All of these developments were celebrated by notable Bolsonaro supporters in Brazil and abroad as the result of a years-long campaign to garner support for their cause in Trump’s inner circle. For the past few years, MAGA media has every now and then turned its attention to Bolsonaro’s investigation and trial “as a harbinger of things to come” to the United States, as the late conservative activist Charlie Kirk said on his YouTube show in March.

“What they are doing to Bolsonaro is exactly what they would have liked to do to President Donald Trump,” Kirk said. Kirk had railed against the investigation of Bolsonaro for years, with Bolsonaro even speaking at a Turning Points USA event in Florida in 2023, introduced by Kirk himself. In that March broadcast, Kirk directly urged Trump to punish Brazil with tariffs and sanctions over what he called the “reckless, immoral behavior” of its Supreme Court.
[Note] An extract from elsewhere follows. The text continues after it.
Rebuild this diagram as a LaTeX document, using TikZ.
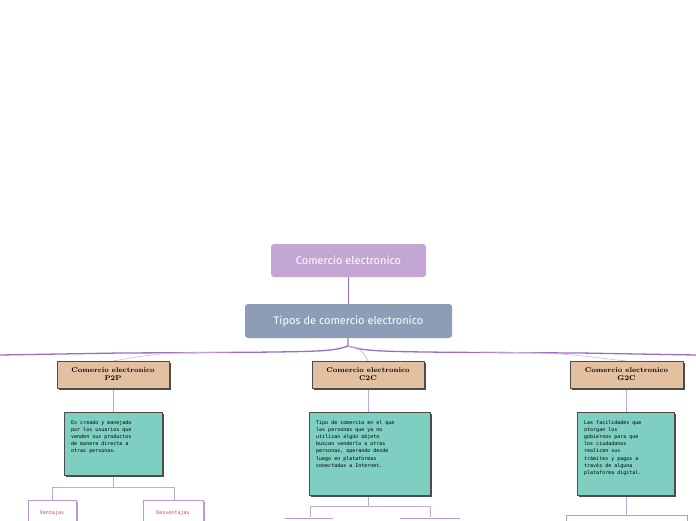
\documentclass[tikz,border=0pt]{standalone}
\usepackage{fontspec}
\newfontfamily\monof{DejaVu Sans Mono}
\newfontfamily\sansf{Fira Sans}
\definecolor{ttl}{HTML}{C3A6D3}
\definecolor{sub}{HTML}{8C9DB5}
\definecolor{tan}{HTML}{E2C0A0}
\definecolor{teal}{HTML}{7ECEC1}
\definecolor{ln}{HTML}{9B6FC0}
\definecolor{red}{HTML}{D0405A}
\begin{document}
\begin{tikzpicture}[x=1pt,y=-1pt,
 top/.style={rounded corners=3pt,text=white,font=\sansf\fontsize{11}{13}\selectfont,inner sep=0},
 cat/.style={fill=tan,draw=black!70,line width=0.4pt,font=\bfseries\fontsize{7}{8}\selectfont,align=center,inner sep=0},
 desc/.style={fill=teal,draw=black!70,line width=0.4pt,font=\monof\fontsize{5}{7.2}\selectfont,align=left,inner sep=0},
 sm/.style={draw=ln!70,fill=white,font=\monof\fontsize{5}{6}\selectfont,text=red,inner sep=0},
 con/.style={draw=ln!60,line width=0.8pt}]
\useasboundingbox (0,0) rectangle (696,520);
% title
\fill[ttl,rounded corners=3pt] (271,244) rectangle (426,277);
\node[top] (t) at (348.5,260.5) {Comercio electronico};
\fill[sub,rounded corners=3pt] (245,304) rectangle (452,338);
\node[top] (s) at (348.5,321) {Tipos de comercio electronico};
\draw[ln,line width=1pt] (348,277) -- (348,304);
% branches
\draw[ln,line width=1.3pt] (348,338) -- (348,346) .. controls (330,352) .. (120,353) -- (0,355);
\draw[ln,line width=1.3pt] (348,346) .. controls (370,352) .. (580,353) -- (696,355);
\draw[ln!50,line width=0.8pt] (348,346) .. controls (362,350) .. (368,361);
\draw[ln!50,line width=0.6pt] (230,352) .. controls (160,353) .. (113,361);
\draw[ln!50,line width=0.6pt] (480,352) .. controls (560,353) .. (626,361);
% P2P
\foreach \a/\b/\c/\d/\n in {57/361/169/388/p,312/361/424/388/c,570/361/683/388/g}{
 \fill[black!70] (\a+2,\b+2) rectangle (\c+2,\d+2);
 \path[cat] (\a,\b) rectangle (\c,\d);
 \coordinate (\n) at ({(\a+\c)/2},\b);}
\node[cat,draw=none,fill=none] (pt) at (113,374.5) {Comercio electronico\\P2P};
\node[cat,draw=none,fill=none] (ct) at (368,374.5) {Comercio electronico\\C2C};
\node[cat,draw=none,fill=none] (gt) at (626.5,374.5) {Comercio electronico\\G2C};
\foreach \a/\b/\c/\d in {64/412/162/475,309/412/430/495,577/412/674/495}{
 \fill[black!70] (\a+2,\b+2) rectangle (\c+2,\d+2);
 \path[desc] (\a,\b) rectangle (\c,\d);}
\draw[con] (113,390) -- (113,412);
\draw[con] (368,390) -- (368,412);
\draw[con] (626,390) -- (626,412);
\node[desc,draw=none,fill=none,anchor=north west] (pd) at (71,420) {Es creado y manejado\\por los usuarios que\\venden sus productos\\de manera directa a\\otras personas.};
\node[desc,draw=none,fill=none,anchor=north west] (cd) at (316,420) {Tipo de comercio en el que\\las personas que ya no\\utilizan algún objeto\\buscan venderlo a otras\\personas, operando desde\\luego en plataformas\\conectadas a Internet.};
\node[desc,draw=none,fill=none,anchor=north west] (gd) at (584,420) {Las facilidades que\\otorgan los\\gobiernos para que\\los ciudadanos\\realicen sus\\trámites y pagos a\\través de alguna\\plataforma digital.};
% lower
\draw[con] (113,477) -- (113,487);
\draw[con] (52,500) -- (52,487) -- (174,487) -- (174,500);
\fill[ln!70] (30,502) rectangle (78,522);
\fill[ln!70] (145,502) rectangle (205,522);
\draw[ln!70,fill=white] (28,500) rectangle (76,525);
\draw[ln!70,fill=white] (143,500) rectangle (203,525);
\node[sm,draw=none,fill=none] (v) at (52,513) {Ventajas};
\node[sm,draw=none,fill=none] (dv) at (173,513) {Desventajas};
\draw[con] (368,497) -- (368,506);
\draw[con] (310,517) -- (310,506) -- (430,506) -- (430,517);
\draw[ln!70,line width=0.8pt] (285,518) -- (333,518);
\draw[ln!70,line width=0.8pt] (400,518) -- (460,518);
\draw[con] (626,497) -- (626,515);
\draw[ln!70,line width=0.8pt] (566,525) -- (566,515) -- (687,515) -- (687,525);
\end{tikzpicture}
\end{document}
But despite the tariffs and rhetoric from the White House, the court pressed on. The historic ruling in Brasília unfolded just a day after Kirk was fatally shot at a Utah rally. Justice Flávio Dino, in his own opinion from the bench, called Kirk’s death a “grave political crime” as he pondered the impact of offering amnesty to those who swarmed the US Capitol on January 6. “There is this idea that amnesty, forgiveness, equals peace. But forgiveness was granted in the United States, and there is no peace.”
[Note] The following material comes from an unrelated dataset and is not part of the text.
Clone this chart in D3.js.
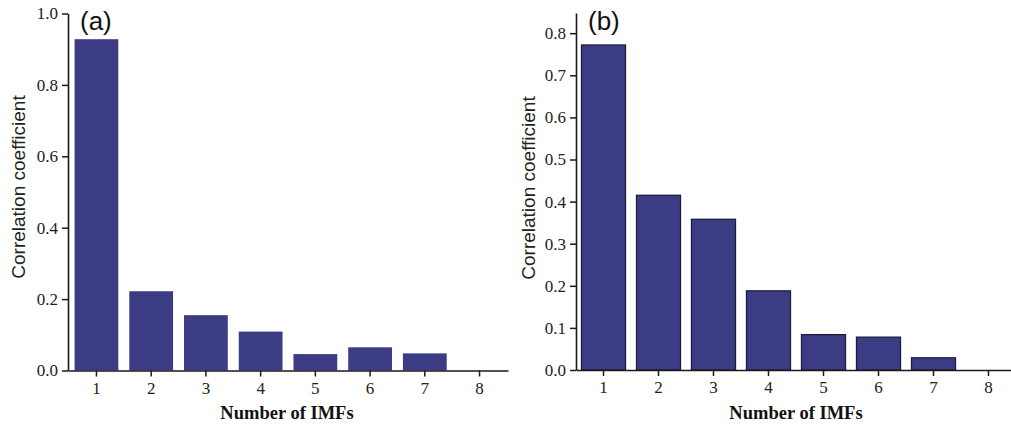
<!DOCTYPE html>
<html>
<head>
<meta charset="utf-8">
<script src="https://cdn.jsdelivr.net/npm/d3@7"></script>
<style>
  html, body { margin: 0; padding: 0; background: #fff; }
  svg { display: block; }
</style>
</head>
<body>
<svg id="chart" width="1011" height="431"></svg>
<script>
// ---- data ----
const categories = ["1", "2", "3", "4", "5", "6", "7", "8"];
const valuesA = [0.928, 0.222, 0.155, 0.109, 0.046, 0.065, 0.048, 0];
const valuesB = [0.772, 0.415, 0.358, 0.188, 0.084, 0.078, 0.029, 0];
const yTicksA = [0, 0.2, 0.4, 0.6, 0.8, 1.0];
const yTicksB = [0, 0.1, 0.2, 0.3, 0.4, 0.5, 0.6, 0.7, 0.8];
const panelLabels = ["(a)", "(b)"];
const xTitle = "Number of IMFs";
const yTitle = "Correlation coefficient";

const svg = d3.select("#chart");
const barColor = "#3c3c85";
const axisColor = "#1a1a1a";

function panel(cfg) {
  const g = svg.append("g");
  const x = d3.scaleBand().domain(categories)
    .range([cfg.x0, cfg.x1]).paddingInner(0.2).paddingOuter(cfg.po);
  const y = d3.scaleLinear().domain([0, cfg.ymax]).range([cfg.y0, cfg.ytop]);

  g.selectAll("rect.bar").data(cfg.values).enter().append("rect")
    .attr("class", "bar")
    .attr("x", (d, i) => x(categories[i]))
    .attr("width", x.bandwidth())
    .attr("y", d => y(d))
    .attr("height", d => y(0) - y(d))
    .attr("fill", barColor)
    .attr("stroke", cfg.outline ? "#1c1c40" : "none")
    .attr("stroke-width", cfg.outline ? 1.3 : 0)
    .attr("display", d => d > 0 ? null : "none");

  const xa = g.append("g").attr("transform", `translate(0,${cfg.y0})`)
    .call(d3.axisBottom(x).tickSize(6).tickSizeOuter(0).tickPadding(5));
  xa.attr("font-size", null);
  xa.selectAll("text").attr("font-family", "'Liberation Serif', 'Times New Roman', serif")
    .style("font-size", "17px").attr("fill", "#222");

  const ya = g.append("g").attr("transform", `translate(${cfg.x0},0)`)
    .call(d3.axisLeft(y).tickValues(cfg.yTicks).tickFormat(d3.format(".1f"))
      .tickSize(6).tickSizeOuter(0).tickPadding(4));
  ya.attr("font-size", null);
  ya.selectAll("text").attr("font-family", "'Liberation Serif', 'Times New Roman', serif")
    .style("font-size", "17px").attr("fill", "#222");

  [xa, ya].forEach(a => {
    a.select(".domain").attr("stroke", axisColor).attr("stroke-width", 1.6);
    a.selectAll(".tick line").attr("stroke", axisColor).attr("stroke-width", 1.5);
  });

  g.append("text")
    .attr("x", cfg.titleX).attr("y", 419)
    .attr("text-anchor", "middle")
    .attr("font-family", "'Liberation Serif', 'Times New Roman', serif")
    .attr("font-weight", "bold").style("font-size", "18.5px").attr("fill", "#111")
    .text(xTitle);

  g.append("text")
    .attr("transform", `translate(${cfg.yTitleX},${cfg.yTitleY}) rotate(-90)`)
    .attr("text-anchor", "middle")
    .attr("font-family", "'Liberation Sans', Arial, sans-serif")
    .style("font-size", "19px").attr("fill", "#222")
    .text(yTitle);

  g.append("text")
    .attr("x", cfg.labelX).attr("y", 30)
    .attr("font-family", "'Liberation Sans', Arial, sans-serif")
    .style("font-size", "26px").attr("fill", "#111")
    .text(cfg.label);
}

panel({ values: valuesA, yTicks: yTicksA, ymax: 1.0, x0: 68, x1: 508, po: 0.12,
        y0: 370.5, ytop: 13.5, outline: false, titleX: 287, yTitleX: 25, yTitleY: 187,
        labelX: 80, label: panelLabels[0] });
panel({ values: valuesB, yTicks: yTicksB, ymax: 0.848, x0: 576, x1: 1016, po: 0.1,
        y0: 370, ytop: 13, outline: true, titleX: 796, yTitleX: 535, yTitleY: 188,
        labelX: 588, label: panelLabels[1] });
</script>
</body>
</html>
Following Kirk’s death, Bolsonaro’s allies flooded social media with tributes, framing him as a martyr of their same global struggle, another notch on the narrative that their fight and Trump’s are one and the same.
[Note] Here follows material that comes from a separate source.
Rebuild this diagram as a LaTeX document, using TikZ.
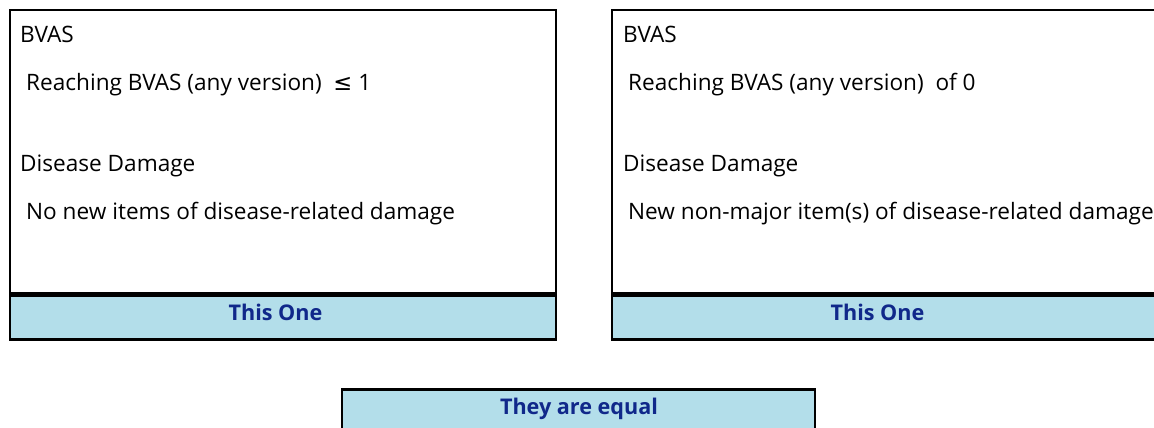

In Brasília, though, the courtroom told a different story: months of evidence of a coup in the making, and echoes of a country still haunted by the ghosts of its dictatorship. Brazil’s reckoning with Bolsonaro is inseparable from its longer struggle to confront its authoritarian past. For four decades, the country has lived under the shadow of a regime that ended in 1985 without trials or jail time for those who presided over torture, forced disappearances, exiles, and executions. In 1979, Congress passed a sweeping Amnesty Law that shielded both the regime’s enforcers and their opponents from prosecution. The measure was presented as a step toward “national reconciliation,” but in practice it meant impunity: coup-plotters, generals, and torturers walked free, many living out their lives with full military honors and pensions.
Democratic government that followed largely left that bargain intact, choosing stability over justice. It was only in 2012, with the creation of the National Truth Commission, that the state attempted to formally investigate past crimes. The commission named 377 officials responsible for torture and killings and documented more than 200 cases of disappearances and deaths. But it carried no prosecutorial power, and its central recommendation, namely revisiting the 1979 Amnesty Law, was ignored. The institutions of the new democracy were fragile, and the military still wielded enough influence to block meaningful accountability.
Brazilian society then produced a culture of forgetting, where “turning the page” was treated as an act of peace rather than avoidance. The failure to punish past crimes left deep scars, but it also created an appetite for justice in the present.

As Justice Cármen Lúcia noted in her decisive vote this week, the Bolsonaro case is “an encounter between Brazil’s past, its present, and its future” – a reminder that leaving wounds untreated can make them fester. “Our Republic has the melancholy history of having had too few republicans,” she added, stressing on the fortieth anniversary of the return to civilian rule, Brazil has to show it is capable of defending its democracy.
The case against Bolsonaro was followed closely in the US because it looked so familiar: an embattled leader, a mob in the capital, claims of election fraud. But Brazil’s judiciary chose to act decisively. In doing so, it drew an implicit comparison, and perhaps a challenge, to its northern counterpart.
In March, Kirk had said that “Brazil is a canary in the coal mine” for the United States. With Bolsonaro now convicted and sentenced, that warning has become a rallying cry on the American right – but it also underscores the differences between the two countries. For Brazil, the verdict is proof that even a former president can be held accountable. For the US, it is a reminder of the road not taken.